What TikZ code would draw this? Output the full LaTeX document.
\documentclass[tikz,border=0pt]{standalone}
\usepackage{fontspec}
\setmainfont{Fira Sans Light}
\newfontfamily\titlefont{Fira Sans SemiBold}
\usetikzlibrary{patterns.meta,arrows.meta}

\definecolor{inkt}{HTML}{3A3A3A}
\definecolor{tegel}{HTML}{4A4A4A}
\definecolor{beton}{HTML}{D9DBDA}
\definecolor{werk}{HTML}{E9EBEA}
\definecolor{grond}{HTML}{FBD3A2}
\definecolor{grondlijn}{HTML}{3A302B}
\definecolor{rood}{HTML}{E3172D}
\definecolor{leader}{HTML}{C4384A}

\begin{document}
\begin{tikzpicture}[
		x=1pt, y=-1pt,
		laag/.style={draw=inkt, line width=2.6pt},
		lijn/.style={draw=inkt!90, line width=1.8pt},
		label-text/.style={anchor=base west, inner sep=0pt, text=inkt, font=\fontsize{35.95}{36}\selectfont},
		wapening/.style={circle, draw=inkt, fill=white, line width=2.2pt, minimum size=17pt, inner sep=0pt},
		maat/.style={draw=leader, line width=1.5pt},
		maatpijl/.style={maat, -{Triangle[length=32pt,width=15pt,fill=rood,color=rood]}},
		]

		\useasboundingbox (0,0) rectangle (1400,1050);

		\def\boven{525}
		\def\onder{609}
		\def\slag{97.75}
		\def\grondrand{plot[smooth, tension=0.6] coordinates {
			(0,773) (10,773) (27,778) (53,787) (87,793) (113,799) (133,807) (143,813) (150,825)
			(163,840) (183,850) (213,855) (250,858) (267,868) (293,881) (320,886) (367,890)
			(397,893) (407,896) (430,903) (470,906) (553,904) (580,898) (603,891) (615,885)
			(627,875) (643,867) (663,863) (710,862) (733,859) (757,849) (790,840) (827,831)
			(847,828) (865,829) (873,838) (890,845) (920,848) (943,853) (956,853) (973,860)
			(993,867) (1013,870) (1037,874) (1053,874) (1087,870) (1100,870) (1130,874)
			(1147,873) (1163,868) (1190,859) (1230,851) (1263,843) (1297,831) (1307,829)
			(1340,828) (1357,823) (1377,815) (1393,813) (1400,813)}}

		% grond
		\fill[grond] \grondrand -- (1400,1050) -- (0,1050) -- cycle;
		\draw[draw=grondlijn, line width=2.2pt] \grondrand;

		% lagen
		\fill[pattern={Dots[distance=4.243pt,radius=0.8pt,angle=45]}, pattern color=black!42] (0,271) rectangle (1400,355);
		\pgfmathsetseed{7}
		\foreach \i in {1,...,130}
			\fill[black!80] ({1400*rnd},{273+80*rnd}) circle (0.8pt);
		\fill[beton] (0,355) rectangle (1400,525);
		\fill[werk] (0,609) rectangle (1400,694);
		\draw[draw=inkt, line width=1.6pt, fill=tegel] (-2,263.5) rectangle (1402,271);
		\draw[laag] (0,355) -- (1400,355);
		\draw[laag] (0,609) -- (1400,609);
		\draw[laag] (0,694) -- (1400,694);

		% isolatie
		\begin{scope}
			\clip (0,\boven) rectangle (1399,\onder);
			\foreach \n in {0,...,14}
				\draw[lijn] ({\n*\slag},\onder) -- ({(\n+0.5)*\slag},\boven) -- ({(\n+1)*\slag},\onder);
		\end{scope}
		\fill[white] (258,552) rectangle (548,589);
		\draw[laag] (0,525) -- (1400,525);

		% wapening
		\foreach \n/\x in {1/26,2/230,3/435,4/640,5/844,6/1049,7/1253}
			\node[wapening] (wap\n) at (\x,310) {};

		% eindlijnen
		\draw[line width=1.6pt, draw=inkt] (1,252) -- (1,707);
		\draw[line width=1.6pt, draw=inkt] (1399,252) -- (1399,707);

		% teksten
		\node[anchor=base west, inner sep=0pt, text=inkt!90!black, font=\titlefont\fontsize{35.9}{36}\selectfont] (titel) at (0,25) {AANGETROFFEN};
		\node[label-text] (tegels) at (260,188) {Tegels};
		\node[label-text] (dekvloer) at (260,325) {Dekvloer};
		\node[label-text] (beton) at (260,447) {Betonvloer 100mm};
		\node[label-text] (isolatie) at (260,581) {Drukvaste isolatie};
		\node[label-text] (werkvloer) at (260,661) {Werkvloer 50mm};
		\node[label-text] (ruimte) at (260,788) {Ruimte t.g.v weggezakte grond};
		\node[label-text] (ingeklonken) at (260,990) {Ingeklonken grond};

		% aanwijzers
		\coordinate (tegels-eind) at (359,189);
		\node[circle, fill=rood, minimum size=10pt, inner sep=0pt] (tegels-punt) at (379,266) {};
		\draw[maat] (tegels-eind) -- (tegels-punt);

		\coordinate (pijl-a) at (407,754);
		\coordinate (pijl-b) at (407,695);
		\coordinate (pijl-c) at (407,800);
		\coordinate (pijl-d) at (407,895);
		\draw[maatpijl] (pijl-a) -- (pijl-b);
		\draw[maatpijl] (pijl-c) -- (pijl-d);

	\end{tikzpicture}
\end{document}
########
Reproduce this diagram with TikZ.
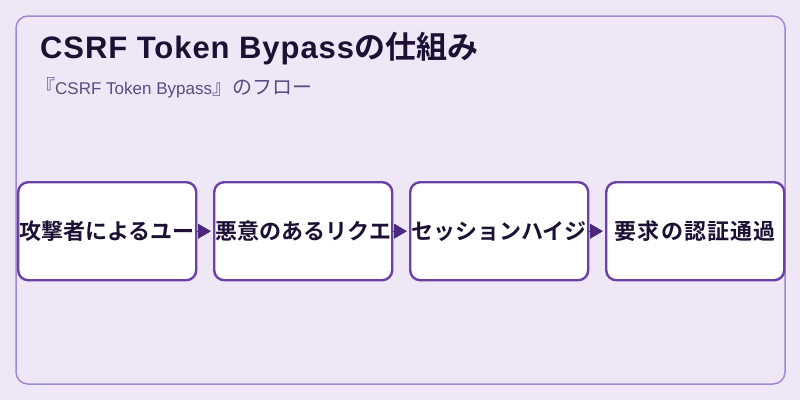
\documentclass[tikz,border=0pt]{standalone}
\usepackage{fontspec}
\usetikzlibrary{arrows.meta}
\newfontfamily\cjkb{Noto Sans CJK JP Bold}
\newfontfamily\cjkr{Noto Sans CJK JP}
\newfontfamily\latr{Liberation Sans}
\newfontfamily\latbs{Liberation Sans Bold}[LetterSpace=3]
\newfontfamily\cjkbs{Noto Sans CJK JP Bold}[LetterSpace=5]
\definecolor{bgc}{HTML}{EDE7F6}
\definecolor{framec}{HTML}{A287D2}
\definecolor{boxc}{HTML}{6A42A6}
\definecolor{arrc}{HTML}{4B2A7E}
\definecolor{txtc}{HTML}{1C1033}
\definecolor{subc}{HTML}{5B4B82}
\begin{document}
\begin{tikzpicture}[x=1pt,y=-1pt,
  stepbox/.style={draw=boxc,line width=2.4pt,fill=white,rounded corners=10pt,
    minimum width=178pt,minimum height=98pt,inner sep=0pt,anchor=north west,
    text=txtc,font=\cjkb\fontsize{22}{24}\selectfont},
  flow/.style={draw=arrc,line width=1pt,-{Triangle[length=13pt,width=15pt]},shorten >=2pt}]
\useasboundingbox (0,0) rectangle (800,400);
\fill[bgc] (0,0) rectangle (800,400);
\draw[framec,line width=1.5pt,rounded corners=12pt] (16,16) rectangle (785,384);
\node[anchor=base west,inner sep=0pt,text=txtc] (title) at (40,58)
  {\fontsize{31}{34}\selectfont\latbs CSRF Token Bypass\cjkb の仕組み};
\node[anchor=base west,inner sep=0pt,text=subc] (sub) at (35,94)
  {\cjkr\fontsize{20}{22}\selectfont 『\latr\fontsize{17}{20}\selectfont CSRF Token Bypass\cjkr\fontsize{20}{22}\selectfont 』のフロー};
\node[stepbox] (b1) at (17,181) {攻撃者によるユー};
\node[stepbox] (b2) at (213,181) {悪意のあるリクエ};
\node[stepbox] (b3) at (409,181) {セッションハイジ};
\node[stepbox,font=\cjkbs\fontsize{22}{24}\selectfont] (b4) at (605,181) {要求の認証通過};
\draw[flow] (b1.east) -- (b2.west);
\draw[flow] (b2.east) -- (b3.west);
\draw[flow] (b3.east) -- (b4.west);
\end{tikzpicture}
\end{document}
########
Tally the lines in the entries above that hold the word "this". Reply with nothing but that count.

**Response below:** 2